First, let's remember that numbers in $$K$$ look like $$a+b\sqrt{2}$$, where $$a$$ and $$b$$ are rational numbers (which means they can be written as fractions like $1/2$ or $3$, but not something like $\pi$).

Here's how we check if $$K$$ is a field:

1. **Adding numbers in $$K$$ (Closure under addition):**
Let's take two numbers from $$K$$: $$(a_1+b_1\sqrt{2})$$ and $$(a_2+b_2\sqrt{2})$$.
If we add them: $$(a_1+b_1\sqrt{2}) + (a_2+b_2\sqrt{2}) = (a_1+a_2) + (b_1+b_2)\sqrt{2}$$.
Since $$a_1, a_2, b_1, b_2$$ are rational, then $$a_1+a_2$$ is rational and $$b_1+b_2$$ is rational. So, the result is still in the form "rational + rational$\sqrt{2}$", meaning it's in $$K$$. Good!

2. **Multiplying numbers in $$K$$ (Closure under multiplication):**
Let's multiply our two numbers: $$(a_1+b_1\sqrt{2}) \times (a_2+b_2\sqrt{2})$$.
Using the FOIL method (First, Outer, Inner, Last), we get:
$$a_1a_2 + a_1b_2\sqrt{2} + b_1a_2\sqrt{2} + b_1b_2(\sqrt{2})^2$$
$$= a_1a_2 + a_1b_2\sqrt{2} + b_1a_2\sqrt{2} + 2b_1b_2$$ (because $(\sqrt{2})^2 = 2$)
$$= (a_1a_2 + 2b_1b_2) + (a_1b_2 + b_1a_2)\sqrt{2}$$
Again, since all $a$'s and $b$'s are rational, $$(a_1a_2 + 2b_1b_2)$$ is rational and $$(a_1b_2 + b_1a_2)$$ is rational. So, the product is also in $$K$$. Awesome!

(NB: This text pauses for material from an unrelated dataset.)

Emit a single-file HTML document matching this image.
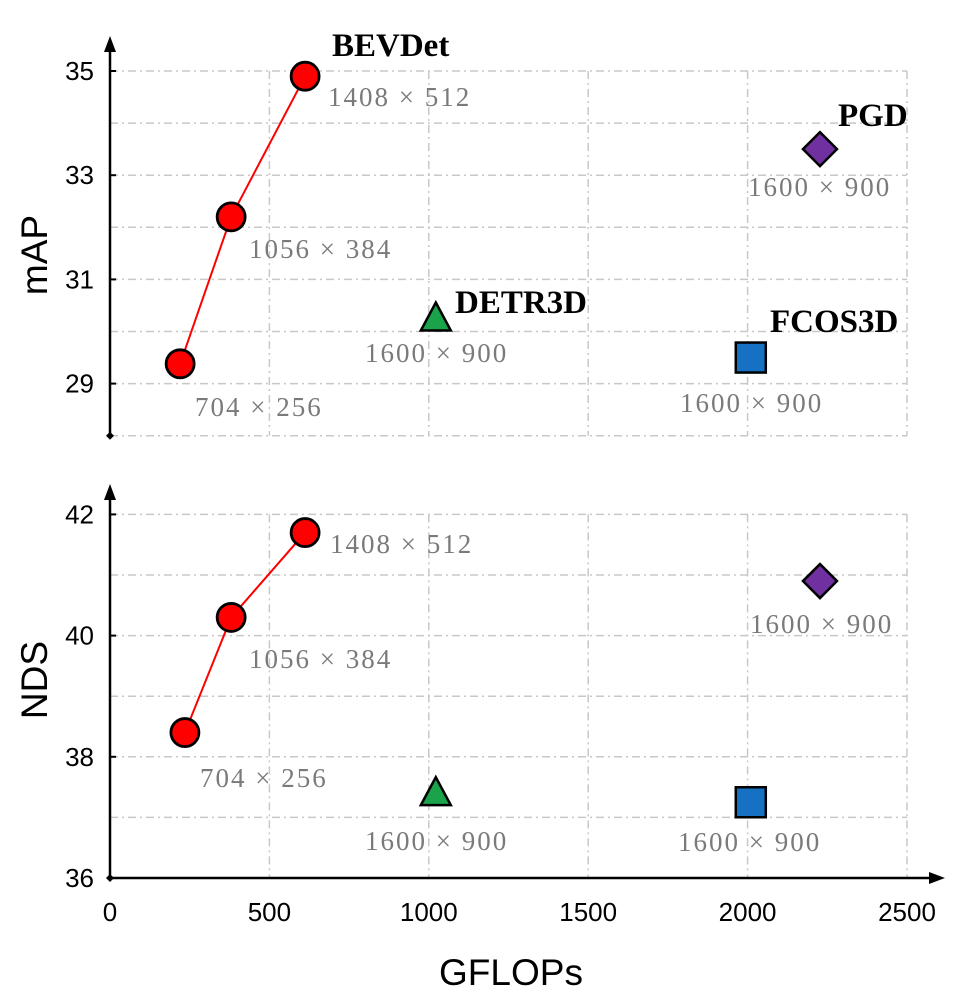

3. **Additive Identity (Zero):**
Is zero in $$K$$? Yes, because we can write $$0$$ as $$0 + 0\sqrt{2}$$, and $$0$$ is a rational number. So $$0$$ is in $$K$$.

4. **Multiplicative Identity (One):**
Is one in $$K$$? Yes, because we can write $$1$$ as $$1 + 0\sqrt{2}$$, and $$1$$ and $$0$$ are rational numbers. So $$1$$ is in $$K$$.

5. **Additive Inverse (Opposite for addition):**
If we have a number $$(a+b\sqrt{2})$$ in $$K$$, can we find a number that adds up to zero?
The opposite is $$-(a+b\sqrt{2}) = (-a) + (-b)\sqrt{2}$$.
Since $$a$$ and $$b$$ are rational, $$-a$$ and $$-b$$ are also rational. So the additive inverse is always in $$K$$. Check!

6. **Multiplicative Inverse (Opposite for multiplication, for non-zero numbers):**
This is the trickiest one! If we have a number $$(a+b\sqrt{2})$$ in $$K$$ (and it's not zero), can we find a number that multiplies to one?
We want to find $$(a+b\sqrt{2})^{-1} = \frac{1}{a+b\sqrt{2}}$$.
To get it in our special form, we use a neat trick called "rationalizing the denominator" by multiplying the top and bottom by $$(a-b\sqrt{2})$$:
$$\frac{1}{a+b\sqrt{2}} \times \frac{a-b\sqrt{2}}{a-b\sqrt{2}} = \frac{a-b\sqrt{2}}{a^2 - (b\sqrt{2})^2} = \frac{a-b\sqrt{2}}{a^2 - 2b^2}$$
This can be written as $$\frac{a}{a^2 - 2b^2} + \frac{-b}{a^2 - 2b^2}\sqrt{2}$$.
Now, are $$\frac{a}{a^2 - 2b^2}$$ and $$\frac{-b}{a^2 - 2b^2}$$ rational? Yes, if the bottom part ($$a^2 - 2b^2$$) is not zero.
Why isn't $$a^2 - 2b^2$$ zero? If it were zero, then $$a^2 = 2b^2$$.
If $$b=0$$, then $$a^2=0$$, so $$a=0$$. This would mean our original number was $$0+0\sqrt{2}=0$$, but we only look for inverses for *non-zero* numbers.
If $$b \neq 0$$, then we could write $$(a/b)^2 = 2$$. This means $$a/b = \sqrt{2}$$ or $$a/b = -\sqrt{2}$$. But wait! $$a$$ and $$b$$ are rational numbers, so $$a/b$$ must also be rational. We know that $$\sqrt{2}$$ is an irrational number (it can't be written as a simple fraction). So, $$a/b$$ can't be $$\sqrt{2}$$ or $$-\sqrt{2}$$. This means $$a^2 - 2b^2$$ can *never* be zero unless $$a$$ and $$b$$ are both zero.
So, the denominator is never zero for any non-zero number in $$K$$. This means the multiplicative inverse always exists and is in $$K$$. Fantastic!

7. **Associativity, Commutativity, and Distributivity:**
Since all the numbers in $$K$$ are just special kinds of real numbers, and we know that real numbers follow all these rules (like $$(A+B)+C = A+(B+C)$$, or $$A \times B = B \times A$$), we don't need to check these again. They are automatically true for $$K$$.

Since $$K$$ satisfies all these conditions, it means $$K$$ is indeed a field! It's like its own little self-contained number system.